++++ Material for the task ++++

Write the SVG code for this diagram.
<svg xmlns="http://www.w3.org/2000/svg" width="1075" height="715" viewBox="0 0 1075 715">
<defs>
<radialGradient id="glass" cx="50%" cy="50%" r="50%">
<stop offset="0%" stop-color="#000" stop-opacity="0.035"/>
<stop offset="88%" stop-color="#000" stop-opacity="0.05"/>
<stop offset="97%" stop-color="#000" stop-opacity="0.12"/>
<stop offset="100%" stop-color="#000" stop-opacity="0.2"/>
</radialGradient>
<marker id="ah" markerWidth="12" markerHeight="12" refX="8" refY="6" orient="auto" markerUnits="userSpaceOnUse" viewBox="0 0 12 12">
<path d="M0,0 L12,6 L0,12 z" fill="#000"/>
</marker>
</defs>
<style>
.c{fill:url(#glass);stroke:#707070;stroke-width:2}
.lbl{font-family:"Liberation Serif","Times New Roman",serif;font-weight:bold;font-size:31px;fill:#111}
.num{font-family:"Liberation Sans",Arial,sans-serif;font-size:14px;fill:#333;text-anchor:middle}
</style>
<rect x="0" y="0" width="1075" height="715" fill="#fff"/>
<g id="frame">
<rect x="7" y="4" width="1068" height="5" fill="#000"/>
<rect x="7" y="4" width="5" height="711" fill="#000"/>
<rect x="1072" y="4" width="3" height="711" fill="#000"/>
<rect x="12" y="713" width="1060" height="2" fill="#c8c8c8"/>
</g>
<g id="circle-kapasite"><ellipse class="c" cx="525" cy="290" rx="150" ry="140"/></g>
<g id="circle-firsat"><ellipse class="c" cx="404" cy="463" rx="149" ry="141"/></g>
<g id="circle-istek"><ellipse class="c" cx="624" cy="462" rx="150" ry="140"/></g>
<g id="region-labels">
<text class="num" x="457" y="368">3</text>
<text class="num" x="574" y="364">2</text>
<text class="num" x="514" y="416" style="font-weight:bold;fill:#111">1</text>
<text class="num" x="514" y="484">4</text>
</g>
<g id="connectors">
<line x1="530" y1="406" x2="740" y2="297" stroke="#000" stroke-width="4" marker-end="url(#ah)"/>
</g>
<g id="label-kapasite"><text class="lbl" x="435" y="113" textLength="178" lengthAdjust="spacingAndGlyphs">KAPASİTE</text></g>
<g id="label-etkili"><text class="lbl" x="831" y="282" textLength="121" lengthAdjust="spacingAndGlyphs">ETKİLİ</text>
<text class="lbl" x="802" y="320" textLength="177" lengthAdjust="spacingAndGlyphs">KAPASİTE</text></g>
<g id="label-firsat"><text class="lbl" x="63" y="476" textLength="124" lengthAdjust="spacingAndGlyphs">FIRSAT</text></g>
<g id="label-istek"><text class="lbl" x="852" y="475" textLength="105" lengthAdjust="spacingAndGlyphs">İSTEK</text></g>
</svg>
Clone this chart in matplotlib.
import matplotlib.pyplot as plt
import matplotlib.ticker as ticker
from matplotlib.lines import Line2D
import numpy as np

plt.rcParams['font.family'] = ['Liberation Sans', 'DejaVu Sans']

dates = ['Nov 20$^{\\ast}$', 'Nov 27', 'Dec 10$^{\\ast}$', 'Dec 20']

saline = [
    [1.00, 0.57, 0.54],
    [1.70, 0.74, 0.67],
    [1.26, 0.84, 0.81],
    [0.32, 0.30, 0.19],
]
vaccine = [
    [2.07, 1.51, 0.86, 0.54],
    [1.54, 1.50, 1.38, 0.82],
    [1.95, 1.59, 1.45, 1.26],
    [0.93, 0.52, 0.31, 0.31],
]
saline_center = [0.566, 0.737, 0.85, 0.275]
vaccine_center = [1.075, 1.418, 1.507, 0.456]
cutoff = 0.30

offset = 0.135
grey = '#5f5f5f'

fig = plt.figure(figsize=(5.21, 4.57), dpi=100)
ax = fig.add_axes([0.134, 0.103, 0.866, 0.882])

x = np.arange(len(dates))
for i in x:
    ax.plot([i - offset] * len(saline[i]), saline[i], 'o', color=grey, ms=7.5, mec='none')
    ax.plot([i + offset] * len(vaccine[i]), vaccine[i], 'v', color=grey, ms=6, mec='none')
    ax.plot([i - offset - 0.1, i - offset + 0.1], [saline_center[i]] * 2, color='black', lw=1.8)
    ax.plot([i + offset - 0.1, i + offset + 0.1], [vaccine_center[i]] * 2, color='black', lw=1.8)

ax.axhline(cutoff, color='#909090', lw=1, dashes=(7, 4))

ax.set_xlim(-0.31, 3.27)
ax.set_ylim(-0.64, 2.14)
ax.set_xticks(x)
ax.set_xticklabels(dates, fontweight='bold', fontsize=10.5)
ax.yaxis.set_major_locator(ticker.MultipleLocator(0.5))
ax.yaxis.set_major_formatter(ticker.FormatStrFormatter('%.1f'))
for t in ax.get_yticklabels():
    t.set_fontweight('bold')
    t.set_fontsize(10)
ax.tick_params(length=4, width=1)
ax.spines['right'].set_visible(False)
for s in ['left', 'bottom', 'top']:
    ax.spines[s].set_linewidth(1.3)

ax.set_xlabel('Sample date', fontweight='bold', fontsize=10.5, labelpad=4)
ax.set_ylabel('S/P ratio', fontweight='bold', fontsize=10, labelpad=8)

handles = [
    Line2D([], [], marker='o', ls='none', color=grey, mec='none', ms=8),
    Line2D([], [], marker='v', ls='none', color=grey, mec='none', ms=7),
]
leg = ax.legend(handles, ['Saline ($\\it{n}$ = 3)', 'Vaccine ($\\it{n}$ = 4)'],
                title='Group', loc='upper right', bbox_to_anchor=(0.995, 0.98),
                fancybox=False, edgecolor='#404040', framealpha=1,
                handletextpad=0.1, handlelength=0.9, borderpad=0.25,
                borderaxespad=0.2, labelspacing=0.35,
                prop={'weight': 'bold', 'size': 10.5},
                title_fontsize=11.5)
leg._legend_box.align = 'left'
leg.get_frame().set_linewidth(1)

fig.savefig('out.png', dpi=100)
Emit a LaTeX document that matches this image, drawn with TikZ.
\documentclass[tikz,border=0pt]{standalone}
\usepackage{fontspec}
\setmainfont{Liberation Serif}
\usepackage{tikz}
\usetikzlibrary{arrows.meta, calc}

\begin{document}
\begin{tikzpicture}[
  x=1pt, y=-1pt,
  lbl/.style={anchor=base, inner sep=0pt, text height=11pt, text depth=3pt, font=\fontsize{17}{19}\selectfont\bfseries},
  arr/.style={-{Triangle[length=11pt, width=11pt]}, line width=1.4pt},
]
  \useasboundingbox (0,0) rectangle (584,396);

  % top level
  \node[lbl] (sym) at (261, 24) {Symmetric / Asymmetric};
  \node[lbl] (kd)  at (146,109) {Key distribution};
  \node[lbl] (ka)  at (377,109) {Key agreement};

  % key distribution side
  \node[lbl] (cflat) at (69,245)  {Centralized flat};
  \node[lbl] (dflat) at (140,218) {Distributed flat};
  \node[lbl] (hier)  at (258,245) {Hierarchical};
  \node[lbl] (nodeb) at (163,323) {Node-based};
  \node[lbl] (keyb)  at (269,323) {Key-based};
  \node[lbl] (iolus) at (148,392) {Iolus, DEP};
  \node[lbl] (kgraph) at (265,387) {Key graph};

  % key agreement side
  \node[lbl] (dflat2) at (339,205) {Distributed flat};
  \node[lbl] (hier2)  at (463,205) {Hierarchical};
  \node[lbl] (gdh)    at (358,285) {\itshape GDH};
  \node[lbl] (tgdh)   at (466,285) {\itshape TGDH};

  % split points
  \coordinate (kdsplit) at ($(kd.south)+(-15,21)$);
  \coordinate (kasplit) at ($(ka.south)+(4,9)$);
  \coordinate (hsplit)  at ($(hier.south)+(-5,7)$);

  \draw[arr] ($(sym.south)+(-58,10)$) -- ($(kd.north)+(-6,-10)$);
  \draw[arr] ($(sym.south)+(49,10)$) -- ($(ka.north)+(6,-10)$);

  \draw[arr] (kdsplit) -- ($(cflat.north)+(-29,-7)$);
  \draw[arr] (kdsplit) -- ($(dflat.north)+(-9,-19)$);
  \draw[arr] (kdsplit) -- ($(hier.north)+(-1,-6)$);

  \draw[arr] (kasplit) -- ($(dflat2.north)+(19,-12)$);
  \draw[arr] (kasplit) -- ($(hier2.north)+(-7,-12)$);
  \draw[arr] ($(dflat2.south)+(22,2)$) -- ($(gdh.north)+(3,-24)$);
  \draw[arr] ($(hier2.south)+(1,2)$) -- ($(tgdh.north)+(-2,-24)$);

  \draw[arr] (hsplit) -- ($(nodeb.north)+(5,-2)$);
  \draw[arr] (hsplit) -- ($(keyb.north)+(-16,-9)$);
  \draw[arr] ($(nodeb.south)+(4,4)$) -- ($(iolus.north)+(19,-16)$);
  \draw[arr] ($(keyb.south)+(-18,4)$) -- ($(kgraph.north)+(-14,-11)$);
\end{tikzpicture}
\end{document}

++++
++++ Material for the task ++++

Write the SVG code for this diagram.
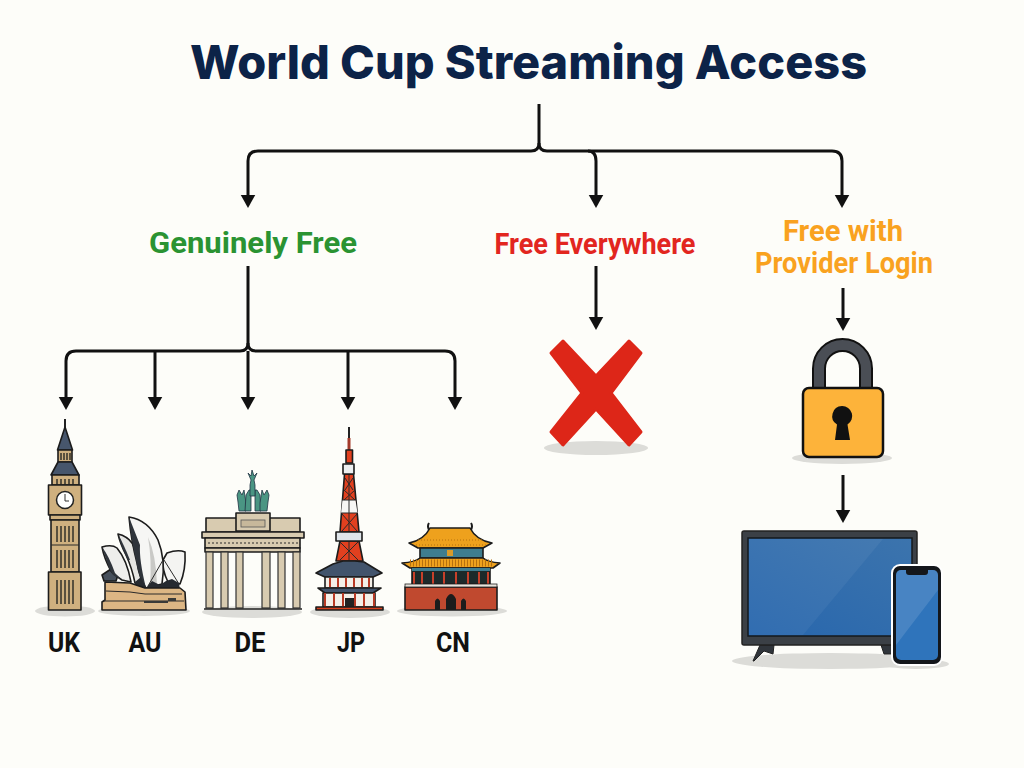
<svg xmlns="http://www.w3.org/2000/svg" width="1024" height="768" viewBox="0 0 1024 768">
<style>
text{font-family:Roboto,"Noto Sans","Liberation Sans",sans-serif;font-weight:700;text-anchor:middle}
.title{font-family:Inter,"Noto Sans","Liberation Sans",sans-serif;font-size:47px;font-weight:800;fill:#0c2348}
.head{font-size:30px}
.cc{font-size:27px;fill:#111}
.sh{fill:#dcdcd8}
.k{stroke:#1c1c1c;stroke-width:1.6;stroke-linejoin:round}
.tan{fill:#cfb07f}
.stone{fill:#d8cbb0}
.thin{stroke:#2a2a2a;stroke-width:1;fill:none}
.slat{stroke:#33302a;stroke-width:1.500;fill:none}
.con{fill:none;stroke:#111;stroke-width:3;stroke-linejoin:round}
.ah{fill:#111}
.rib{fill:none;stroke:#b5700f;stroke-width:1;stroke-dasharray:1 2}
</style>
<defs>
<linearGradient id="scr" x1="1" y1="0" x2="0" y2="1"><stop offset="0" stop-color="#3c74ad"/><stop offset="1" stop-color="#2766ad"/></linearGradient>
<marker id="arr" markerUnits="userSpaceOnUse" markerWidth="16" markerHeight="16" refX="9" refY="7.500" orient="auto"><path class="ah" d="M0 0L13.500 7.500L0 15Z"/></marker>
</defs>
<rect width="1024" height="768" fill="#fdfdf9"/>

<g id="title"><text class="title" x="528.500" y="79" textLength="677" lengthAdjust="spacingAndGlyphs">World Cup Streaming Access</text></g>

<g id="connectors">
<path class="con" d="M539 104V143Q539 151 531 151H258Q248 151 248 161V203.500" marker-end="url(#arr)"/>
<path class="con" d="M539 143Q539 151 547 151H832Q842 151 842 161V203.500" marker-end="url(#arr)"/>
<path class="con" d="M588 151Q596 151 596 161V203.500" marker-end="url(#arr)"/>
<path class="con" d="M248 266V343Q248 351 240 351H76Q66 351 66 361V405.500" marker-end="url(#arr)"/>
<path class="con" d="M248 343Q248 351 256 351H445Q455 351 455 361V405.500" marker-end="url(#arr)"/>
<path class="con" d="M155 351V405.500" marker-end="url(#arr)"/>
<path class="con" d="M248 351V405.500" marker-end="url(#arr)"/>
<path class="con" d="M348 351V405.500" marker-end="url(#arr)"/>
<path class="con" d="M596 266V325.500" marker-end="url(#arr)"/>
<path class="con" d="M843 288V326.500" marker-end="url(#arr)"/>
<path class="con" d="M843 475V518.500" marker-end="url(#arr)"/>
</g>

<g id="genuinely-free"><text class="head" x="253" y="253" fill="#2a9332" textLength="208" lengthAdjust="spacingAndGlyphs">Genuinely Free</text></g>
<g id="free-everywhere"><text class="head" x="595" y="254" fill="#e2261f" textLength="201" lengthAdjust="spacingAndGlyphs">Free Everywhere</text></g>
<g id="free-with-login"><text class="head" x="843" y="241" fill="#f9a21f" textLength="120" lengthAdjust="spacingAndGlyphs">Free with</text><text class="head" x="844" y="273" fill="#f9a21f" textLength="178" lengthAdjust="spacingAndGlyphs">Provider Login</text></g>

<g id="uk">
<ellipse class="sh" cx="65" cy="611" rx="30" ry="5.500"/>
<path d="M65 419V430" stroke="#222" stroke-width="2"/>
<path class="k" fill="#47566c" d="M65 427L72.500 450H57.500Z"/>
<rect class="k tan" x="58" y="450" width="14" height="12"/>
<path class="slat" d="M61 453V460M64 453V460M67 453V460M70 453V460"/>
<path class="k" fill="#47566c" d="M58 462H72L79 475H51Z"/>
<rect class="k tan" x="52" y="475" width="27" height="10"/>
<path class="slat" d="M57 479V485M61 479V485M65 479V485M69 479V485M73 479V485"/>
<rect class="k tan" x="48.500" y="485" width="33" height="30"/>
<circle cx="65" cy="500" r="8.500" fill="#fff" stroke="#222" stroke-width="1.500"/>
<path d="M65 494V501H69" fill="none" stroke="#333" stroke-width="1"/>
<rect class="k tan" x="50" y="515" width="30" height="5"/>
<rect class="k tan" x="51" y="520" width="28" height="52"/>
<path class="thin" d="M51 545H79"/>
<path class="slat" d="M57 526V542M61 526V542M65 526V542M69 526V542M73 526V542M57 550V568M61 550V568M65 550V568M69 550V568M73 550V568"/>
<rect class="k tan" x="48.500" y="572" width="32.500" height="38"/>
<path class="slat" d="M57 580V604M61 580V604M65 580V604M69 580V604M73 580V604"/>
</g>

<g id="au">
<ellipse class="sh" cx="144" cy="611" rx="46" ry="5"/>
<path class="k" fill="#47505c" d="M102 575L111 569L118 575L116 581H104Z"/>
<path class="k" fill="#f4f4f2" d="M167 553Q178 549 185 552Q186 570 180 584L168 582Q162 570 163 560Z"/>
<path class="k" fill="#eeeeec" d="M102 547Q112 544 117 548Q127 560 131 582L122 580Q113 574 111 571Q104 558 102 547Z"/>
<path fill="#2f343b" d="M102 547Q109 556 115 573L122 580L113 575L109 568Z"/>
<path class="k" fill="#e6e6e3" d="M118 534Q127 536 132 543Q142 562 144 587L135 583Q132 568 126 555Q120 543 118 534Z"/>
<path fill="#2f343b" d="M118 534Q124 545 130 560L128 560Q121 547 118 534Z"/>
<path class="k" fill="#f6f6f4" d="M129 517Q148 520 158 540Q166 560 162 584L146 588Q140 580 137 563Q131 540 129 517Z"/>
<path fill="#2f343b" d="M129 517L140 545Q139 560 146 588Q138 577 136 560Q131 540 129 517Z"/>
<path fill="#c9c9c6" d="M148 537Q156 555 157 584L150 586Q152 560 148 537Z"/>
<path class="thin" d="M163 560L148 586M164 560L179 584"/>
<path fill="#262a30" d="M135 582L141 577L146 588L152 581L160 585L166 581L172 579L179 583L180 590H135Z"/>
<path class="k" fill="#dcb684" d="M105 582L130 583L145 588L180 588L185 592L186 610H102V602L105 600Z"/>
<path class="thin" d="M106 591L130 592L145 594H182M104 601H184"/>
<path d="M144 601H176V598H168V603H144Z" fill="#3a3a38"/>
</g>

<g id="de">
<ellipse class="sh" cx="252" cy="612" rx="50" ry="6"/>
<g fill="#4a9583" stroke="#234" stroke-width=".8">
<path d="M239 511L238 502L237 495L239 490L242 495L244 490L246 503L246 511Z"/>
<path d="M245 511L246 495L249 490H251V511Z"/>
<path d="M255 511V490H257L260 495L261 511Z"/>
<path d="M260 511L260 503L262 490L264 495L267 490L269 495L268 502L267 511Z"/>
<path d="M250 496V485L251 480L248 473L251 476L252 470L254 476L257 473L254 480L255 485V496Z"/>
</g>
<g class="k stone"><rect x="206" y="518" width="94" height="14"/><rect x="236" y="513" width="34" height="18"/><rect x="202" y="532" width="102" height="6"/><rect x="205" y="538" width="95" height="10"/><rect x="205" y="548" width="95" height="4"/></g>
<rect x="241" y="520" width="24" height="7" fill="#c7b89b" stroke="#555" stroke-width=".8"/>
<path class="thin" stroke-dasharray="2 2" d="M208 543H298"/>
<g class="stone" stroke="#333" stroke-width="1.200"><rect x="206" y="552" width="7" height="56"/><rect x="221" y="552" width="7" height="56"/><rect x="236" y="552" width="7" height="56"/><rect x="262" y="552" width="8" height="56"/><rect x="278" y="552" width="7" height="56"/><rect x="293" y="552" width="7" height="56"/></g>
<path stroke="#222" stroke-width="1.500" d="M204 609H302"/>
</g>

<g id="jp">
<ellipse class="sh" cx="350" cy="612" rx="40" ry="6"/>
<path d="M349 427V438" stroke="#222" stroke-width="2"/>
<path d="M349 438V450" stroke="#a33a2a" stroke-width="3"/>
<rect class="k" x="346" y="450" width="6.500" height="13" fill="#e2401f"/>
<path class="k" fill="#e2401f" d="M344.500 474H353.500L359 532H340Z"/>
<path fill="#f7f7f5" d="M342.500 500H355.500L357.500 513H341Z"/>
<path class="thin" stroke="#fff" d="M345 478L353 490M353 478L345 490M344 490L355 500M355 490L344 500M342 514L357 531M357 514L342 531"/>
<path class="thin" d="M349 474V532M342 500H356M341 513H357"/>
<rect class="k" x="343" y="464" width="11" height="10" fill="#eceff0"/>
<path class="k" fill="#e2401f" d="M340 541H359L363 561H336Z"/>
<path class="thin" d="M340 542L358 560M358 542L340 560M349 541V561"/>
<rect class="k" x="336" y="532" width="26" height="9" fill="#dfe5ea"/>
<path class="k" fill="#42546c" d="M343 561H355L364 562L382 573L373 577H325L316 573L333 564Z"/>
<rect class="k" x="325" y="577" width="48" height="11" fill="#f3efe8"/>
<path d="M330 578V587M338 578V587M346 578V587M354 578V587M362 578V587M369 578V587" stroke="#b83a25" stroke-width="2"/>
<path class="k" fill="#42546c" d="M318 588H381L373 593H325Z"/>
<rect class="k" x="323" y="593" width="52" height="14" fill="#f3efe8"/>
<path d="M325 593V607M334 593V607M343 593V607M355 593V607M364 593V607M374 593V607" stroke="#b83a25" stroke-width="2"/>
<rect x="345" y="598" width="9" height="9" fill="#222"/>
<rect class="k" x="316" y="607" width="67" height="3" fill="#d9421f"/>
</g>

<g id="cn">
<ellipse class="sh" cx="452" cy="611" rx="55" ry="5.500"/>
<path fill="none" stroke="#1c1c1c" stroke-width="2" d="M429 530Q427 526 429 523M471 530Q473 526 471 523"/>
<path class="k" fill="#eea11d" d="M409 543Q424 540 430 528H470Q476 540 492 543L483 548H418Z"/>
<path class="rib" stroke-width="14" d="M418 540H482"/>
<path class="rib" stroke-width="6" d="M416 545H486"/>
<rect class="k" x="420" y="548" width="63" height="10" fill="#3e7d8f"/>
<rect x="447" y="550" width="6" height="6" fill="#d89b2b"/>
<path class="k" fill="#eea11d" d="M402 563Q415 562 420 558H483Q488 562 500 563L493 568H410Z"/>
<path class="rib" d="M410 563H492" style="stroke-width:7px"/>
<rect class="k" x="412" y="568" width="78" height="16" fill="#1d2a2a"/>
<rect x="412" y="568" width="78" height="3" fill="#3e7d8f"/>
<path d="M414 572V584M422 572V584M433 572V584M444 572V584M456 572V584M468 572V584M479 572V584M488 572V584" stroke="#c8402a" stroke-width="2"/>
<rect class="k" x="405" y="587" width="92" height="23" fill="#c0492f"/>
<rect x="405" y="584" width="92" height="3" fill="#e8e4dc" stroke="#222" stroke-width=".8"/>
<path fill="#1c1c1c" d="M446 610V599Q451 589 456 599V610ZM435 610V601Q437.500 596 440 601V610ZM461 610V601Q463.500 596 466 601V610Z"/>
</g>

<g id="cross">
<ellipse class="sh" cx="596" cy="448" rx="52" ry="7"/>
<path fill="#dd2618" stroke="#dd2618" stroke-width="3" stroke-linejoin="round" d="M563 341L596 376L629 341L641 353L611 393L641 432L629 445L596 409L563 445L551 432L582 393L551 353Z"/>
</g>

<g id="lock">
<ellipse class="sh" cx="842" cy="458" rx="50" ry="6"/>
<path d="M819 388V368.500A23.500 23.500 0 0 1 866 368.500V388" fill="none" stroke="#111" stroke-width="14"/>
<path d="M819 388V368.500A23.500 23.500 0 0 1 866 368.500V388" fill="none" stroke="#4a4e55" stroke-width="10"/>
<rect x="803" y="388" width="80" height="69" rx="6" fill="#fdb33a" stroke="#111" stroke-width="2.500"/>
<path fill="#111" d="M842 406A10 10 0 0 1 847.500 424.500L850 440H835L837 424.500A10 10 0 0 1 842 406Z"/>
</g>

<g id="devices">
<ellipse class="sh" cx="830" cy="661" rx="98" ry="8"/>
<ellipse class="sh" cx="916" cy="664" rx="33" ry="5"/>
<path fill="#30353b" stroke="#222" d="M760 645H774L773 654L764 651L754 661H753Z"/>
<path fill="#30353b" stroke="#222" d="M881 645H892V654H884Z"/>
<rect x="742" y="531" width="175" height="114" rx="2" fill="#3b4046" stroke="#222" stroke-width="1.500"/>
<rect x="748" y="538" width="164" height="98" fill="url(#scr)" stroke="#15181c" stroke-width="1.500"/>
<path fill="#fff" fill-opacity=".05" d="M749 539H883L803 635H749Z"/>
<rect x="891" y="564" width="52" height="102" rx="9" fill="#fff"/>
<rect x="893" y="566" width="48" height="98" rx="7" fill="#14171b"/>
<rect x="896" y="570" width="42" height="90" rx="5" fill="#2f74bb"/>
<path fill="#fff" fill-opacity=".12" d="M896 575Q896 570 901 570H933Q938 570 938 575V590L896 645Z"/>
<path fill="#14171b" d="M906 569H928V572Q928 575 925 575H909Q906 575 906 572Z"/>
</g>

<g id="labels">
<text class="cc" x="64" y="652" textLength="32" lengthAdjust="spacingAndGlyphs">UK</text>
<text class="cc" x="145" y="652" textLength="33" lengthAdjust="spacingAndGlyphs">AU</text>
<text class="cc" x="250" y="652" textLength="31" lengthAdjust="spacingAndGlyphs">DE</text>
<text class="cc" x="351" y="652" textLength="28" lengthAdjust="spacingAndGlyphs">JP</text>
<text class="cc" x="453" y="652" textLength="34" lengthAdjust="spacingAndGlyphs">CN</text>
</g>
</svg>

++++

What the task asks -
Return every line containing "this".

Response -
Write the SVG code for this diagram.
Clone this chart in matplotlib.
Emit a LaTeX document that matches this image, drawn with TikZ.
Write the SVG code for this diagram.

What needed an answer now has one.